Daar echter in de oudheid nooit een munt werd ingetrokken of ongeldig gemaakt, kon zij zo nodig toch wel weer als geldstuk worden gebruikt. (Bron: Dr. A.N.Zadoks-Josephus Jitte,Muntsieraden, in "Honderd eeuwen Nederland", 's-Gravenhage 1959.

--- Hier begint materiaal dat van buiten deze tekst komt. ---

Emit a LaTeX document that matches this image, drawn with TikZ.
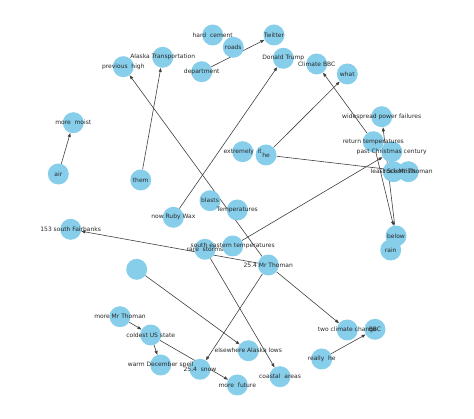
\documentclass[tikz,border=0pt]{standalone}
\usepackage{fontspec}
\setmainfont{DejaVu Sans}
\usetikzlibrary{arrows.meta, backgrounds}
\definecolor{sky}{RGB}{135,206,235}
\definecolor{ink}{RGB}{40,40,40}

\begin{document}
\begin{tikzpicture}[
  x=1pt, y=-1pt,
  N/.style={circle,fill=sky,minimum size=21pt,inner sep=0pt},
  L/.style={font=\fontsize{6}{7}\selectfont,inner sep=0pt,ink},
  ar/.style={-{Triangle[length=4pt,width=3pt]},line width=0.6pt,black!75},
  >=Stealth
]
\useasboundingbox (0,0) rectangle (474,419);

%% pixel grid: x to the right, y downwards

% top row
\node[N] (HARD)  at (212.7, 35.0) {};
\node[N] (ROADS) at (233.3, 47.3) {};
\node[N] (TWIT)  at (274.0, 35.0) {};
\node[N] (TRUMP) at (283.3, 58.3) {};
\node[N] (ALTR)  at (162.7, 57.3) {};
\node[N] (PREV)  at (123.3, 66.7) {};
\node[N] (DEPT)  at (201.7, 71.7) {};
\node[N] (CBBC)  at (316.7, 64.0) {};
\node[N] (WHAT)  at (347.3, 74.0) {};

% right cluster
\node[N] (WPF)   at (381.7,116.7) {};
\node[N] (RET)   at (373.3,141.7) {};
\node[N] (XMAS)  at (391.7,151.7) {};
\node[N] (ROCK)  at (408.3,171.7) {};
\node[N] (LEAST) at (393.3,171.7) {};
\node[N] (BELOW) at (396.0,236.0) {};
\node[N] (RAIN)  at (390.7,250.0) {};

% middle
\node[N] (MOIST) at ( 73.3,122.7) {};
\node[N] (AIR)   at ( 58.3,174.0) {};
\node[N] (THEM)  at (140.7,180.0) {};
\node[N] (EXTR)  at (242.7,151.7) {};
\node[N] (HE)    at (266.0,155.0) {};
\node[N] (BLAST) at (210.0,200.7) {};
\node[N] (TEMP)  at (237.3,210.0) {};
\node[N] (RUBY)  at (173.3,217.3) {};
\node[N] (FAIR)  at ( 70.7,229.3) {};
\node[N] (SET)   at (232.7,246.0) {};
\node[N] (RARE)  at (205.0,249.3) {};
\node[N] (MRT)   at (268.3,265.0) {};
\node[N] (BLANK) at (136.7,269.3) {};

% bottom
\node[N] (MORET) at (120.0,316.7) {};
\node[N] (COLD)  at (150.7,335.0) {};
\node[N] (WARM)  at (160.7,365.0) {};
\node[N] (SNOW)  at (200.0,369.3) {};
\node[N] (FUT)   at (237.3,385.0) {};
\node[N] (ELSE)  at (248.3,350.7) {};
\node[N] (COAST) at (280.0,376.7) {};
\node[N] (TWO)   at (347.3,330.0) {};
\node[N] (BBC)   at (375.0,329.3) {};
\node[N] (REAL)  at (321.7,359.0) {};

% labels
\node[L] (HARD-t)  at (HARD)  {hard\ \ cement};
\node[L] (ROADS-t) at (ROADS) {roads};
\node[L] (TWIT-t)  at (TWIT)  {Twitter};
\node[L] (TRUMP-t) at (TRUMP) {Donald Trump};
\node[L] (ALTR-t)  at (ALTR)  {Alaska Transportation};
\node[L] (PREV-t)  at (PREV)  {previous\ \ high};
\node[L] (DEPT-t)  at (DEPT)  {department};
\node[L] (CBBC-t)  at (CBBC)  {Climate BBC};
\node[L] (WHAT-t)  at (WHAT)  {what};
\node[L] (WPF-t)   at (WPF)   {widespread power failures};
\node[L] (RET-t)   at (RET)   {return temperatures};
\node[L] (XMAS-t)  at (XMAS)  {past Christmas century};
\node[L] (LEAST-t) at (LEAST) {least Scientists};
\node[L] (ROCK-t)  at (ROCK)  {rock Mr Thoman};
\node[L] (BELOW-t) at (BELOW) {below};
\node[L] (RAIN-t)  at (RAIN)  {rain};
\node[L] (MOIST-t) at (MOIST) {more\ \ moist};
\node[L] (AIR-t)   at (AIR)   {air};
\node[L] (THEM-t)  at (THEM)  {them};
\node[L] (EXTR-t)  at (EXTR)  {extremely\ \ it};
\node[L] (HE-t)    at (HE)    {he};
\node[L] (BLAST-t) at (BLAST) {blasts};
\node[L] (TEMP-t)  at (TEMP)  {Temperatures};
\node[L] (RUBY-t)  at (RUBY)  {now Ruby Wax};
\node[L] (FAIR-t)  at (FAIR)  {153 south Fairbanks};
\node[L] (RARE-t)  at (RARE)  {rare\ \ storms};
\node[L] (SET-t)   at (SET)   {south eastern temperatures};
\node[L] (MRT-t)   at (MRT)   {25.4 Mr Thoman};
\node[L] (MORET-t) at (MORET) {more Mr Thoman};
\node[L] (COLD-t)  at (COLD)  {coldest US state};
\node[L] (WARM-t)  at (WARM)  {warm December spell};
\node[L] (SNOW-t)  at (SNOW)  {25.4\ \ snow};
\node[L] (FUT-t)   at (FUT)   {more\ \ future};
\node[L] (ELSE-t)  at (ELSE)  {elsewhere Alaska lows};
\node[L] (COAST-t) at (COAST) {coastal\ \ areas};
\node[L] (TWO-t)   at (TWO)   {two climate change};
\node[L] (BBC-t)   at (BBC)   {BBC};
\node[L] (REAL-t)  at (REAL)  {really\ \ he};

% edges (behind the nodes)
\begin{scope}[on background layer]
\draw[ar] (AIR)   -- (MOIST);
\draw[ar] (THEM)  -- (ALTR);
\draw[ar] (MRT)   -- (PREV);
\draw[ar] (DEPT)  -- (TWIT);
\draw[ar] (RUBY)  -- (TRUMP);
\draw[ar] (HE)    -- (WHAT);
\draw[ar] (HE)    -- (ROCK);
\draw[ar] (RET)   -- (CBBC);
\draw[ar] (RET)   -- (BELOW);
\draw[ar] (BELOW) -- (WPF);
\draw[ar] (SET)   -- (XMAS);
\draw[ar] (MRT)   -- (FAIR);
\draw[ar] (MRT)   -- (TWO);
\draw[ar] (MRT)   -- (SNOW);
\draw[ar] (RARE)  -- (COAST);
\draw[ar] (BLANK) -- (ELSE);
\draw[ar] (MORET) -- (COLD);
\draw[ar] (COLD)  -- (WARM);
\draw[ar] (COLD)  -- (FUT);
\draw[ar] (REAL)  -- (BBC);
\end{scope}

\end{tikzpicture}
\end{document}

Aan muntvondsten kunnen dus nooit archeologische of historische zekerheden worden afgeleid. Immers de omstandigheden van het gebruik en het verlies van munten zijn nooit bekend. Over de tijd van gebruik of de herkomst valt al helemaal niet te speculeren. Toch wordt in de Nederlandse historie uit de vondst van één munt een compleet handelscentrum afgeleid (D.P.Blok). Uit de vondst van één munt uit Niomago uit de 7e eeuw waarop de vermelding van St.Eloy voorkomt, wordt in Nijmegen geconcludeerd dat 1. Nijmegen dus Niomago heette en 2. in de 7e eeuw dus bestond. Met de meer waarschijnlijke mogelijkheid dat de munt bijv. in de 13e eeuw door een handelaar verloren kan zijn, wordt geen rekening gehouden. Bovendien wijst de vermelding St.Eloy op de Noord-Franse plaats Noyon, waar St.Eloy (=St.Eligius) goudsmid en bisschop was.
Wat bewijs je met munten?
Alsof iedereen bij het wisselen van de macht zijn oude munten steeds netjes heeft ingeleverd. De waarde van munten bleef lang behouden. Zelfs in de Karolingische tijd werd nog betaald met Romeinse munten. Het ging daarbij helemaal niet om wiens kop er op die munt stond, maar om het gewicht aan zilver of goud. Een 'goudschat' kan dus ook nog eeuwen later dan de sluitmunt in de grond geraakt zijn.